Failure to Provide Sufficient Factual Allegations
The court emphasized that the plaintiffs did not plead adequate factual allegations to support their claims. Specifically, the court pointed out that the plaintiffs failed to demonstrate how Safeco's actions constituted false or misleading acts or how any alleged delay in the investigation was unreasonable. The court noted that the plaintiffs did not specify any facts indicating that Safeco misrepresented the terms of the insurance policy or engaged in unfair claims settlement practices.

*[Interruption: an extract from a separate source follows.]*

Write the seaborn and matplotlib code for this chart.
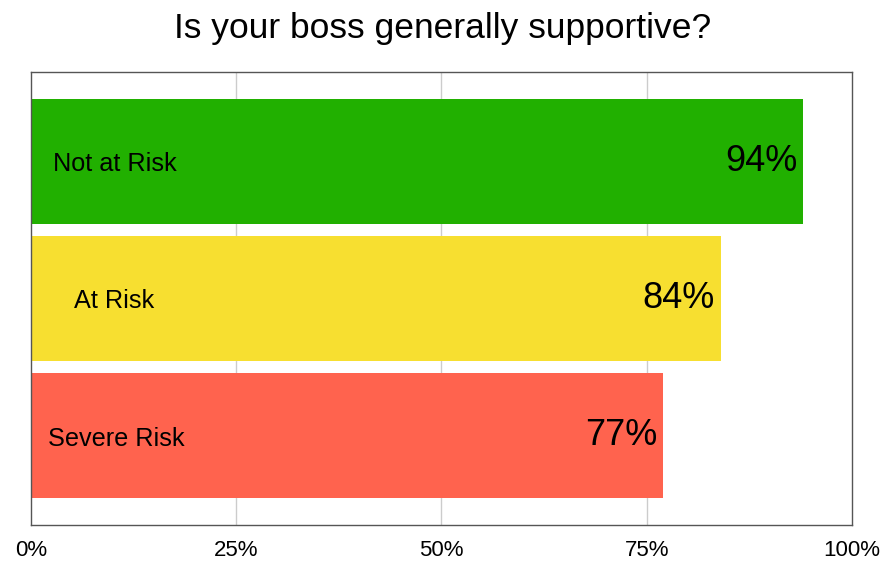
import matplotlib
matplotlib.use("Agg")
import matplotlib.pyplot as plt
import seaborn as sns
import pandas as pd

# Survey results: share answering "yes" per risk group
groups = ["Not at Risk", "At Risk", "Severe Risk"]
supportive_pct = [94, 84, 77]
bar_colors = ["#21B000", "#F7DF30", "#FF634E"]
label_offsets = [2.7, 5.2, 2.1]  # x position of group names inside the bars
x_ticks = [0, 25, 50, 75, 100]
x_tick_labels = ["0%", "25%", "50%", "75%", "100%"]
title = "Is your boss generally supportive?"

sns.set_theme(style="white")
plt.rcParams["font.family"] = ["Liberation Sans", "DejaVu Sans"]

df = pd.DataFrame({"group": groups, "pct": supportive_pct})

fig = plt.figure(figsize=(8.85, 5.62), dpi=100)
ax = fig.add_axes([31 / 885, 37 / 562, 821 / 885, 453 / 562])

sns.barplot(data=df, y="group", x="pct", hue="group", palette=bar_colors,
            order=groups, hue_order=groups, orient="h", width=0.91,
            saturation=1, legend=False, ax=ax, zorder=2, linewidth=0)

ax.set_xlim(0, 100)
ax.set_ylim(2.65, -0.65)
ax.set_xticks(x_ticks)
ax.set_xticklabels(x_tick_labels, fontsize=16)
ax.tick_params(axis="x", length=0, pad=11, colors="black")
ax.set_yticks([])
ax.set_xlabel("")
ax.set_ylabel("")

for xv in x_ticks[1:-1]:
    ax.axvline(xv, color="#CCCCCC", linewidth=1, zorder=1)

for spine in ax.spines.values():
    spine.set_visible(True)
    spine.set_color("#555555")
    spine.set_linewidth(1)

for i, (name, val, off) in enumerate(zip(groups, supportive_pct, label_offsets)):
    ax.text(off, i + 0.02, name, ha="left", va="center", fontsize=18.2,
            color="black", zorder=3)
    ax.annotate(f"{val}%", xy=(val, i), xytext=(-4, 0),
                textcoords="offset points", ha="right", va="center",
                fontsize=26, color="black", zorder=3)

fig.suptitle(title, x=0.5, y=0.978, va="top", fontsize=25.5, color="black")

fig.savefig("out.png", dpi=100, facecolor="white")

Additionally, the court observed that the plaintiffs failed to provide context regarding any specific statements or actions by Safeco that would qualify as deceptive under the DTPA. The lack of detailed allegations prevented the court from inferring any wrongdoing on the part of the insurer, resulting in the dismissal of all extra-contractual claims.
Conclusion of the Court
In conclusion, the court granted Safeco's motion to dismiss the plaintiffs' extra-contractual claims with prejudice, meaning the plaintiffs could not refile these claims. The court allowed only the breach of contract claim to proceed to trial, indicating that the plaintiffs would still have an opportunity to seek recovery based on their contractual rights. The court's ruling underscored the importance of sufficiently pleading claims to survive dismissal and reinforced the principle that insurers cannot be held liable for bad faith or statutory violations arising from legitimate disputes regarding the amount of insurance benefits owed. Thus, the decision highlighted the need for clear and specific allegations when pursuing extra-contractual claims in insurance disputes.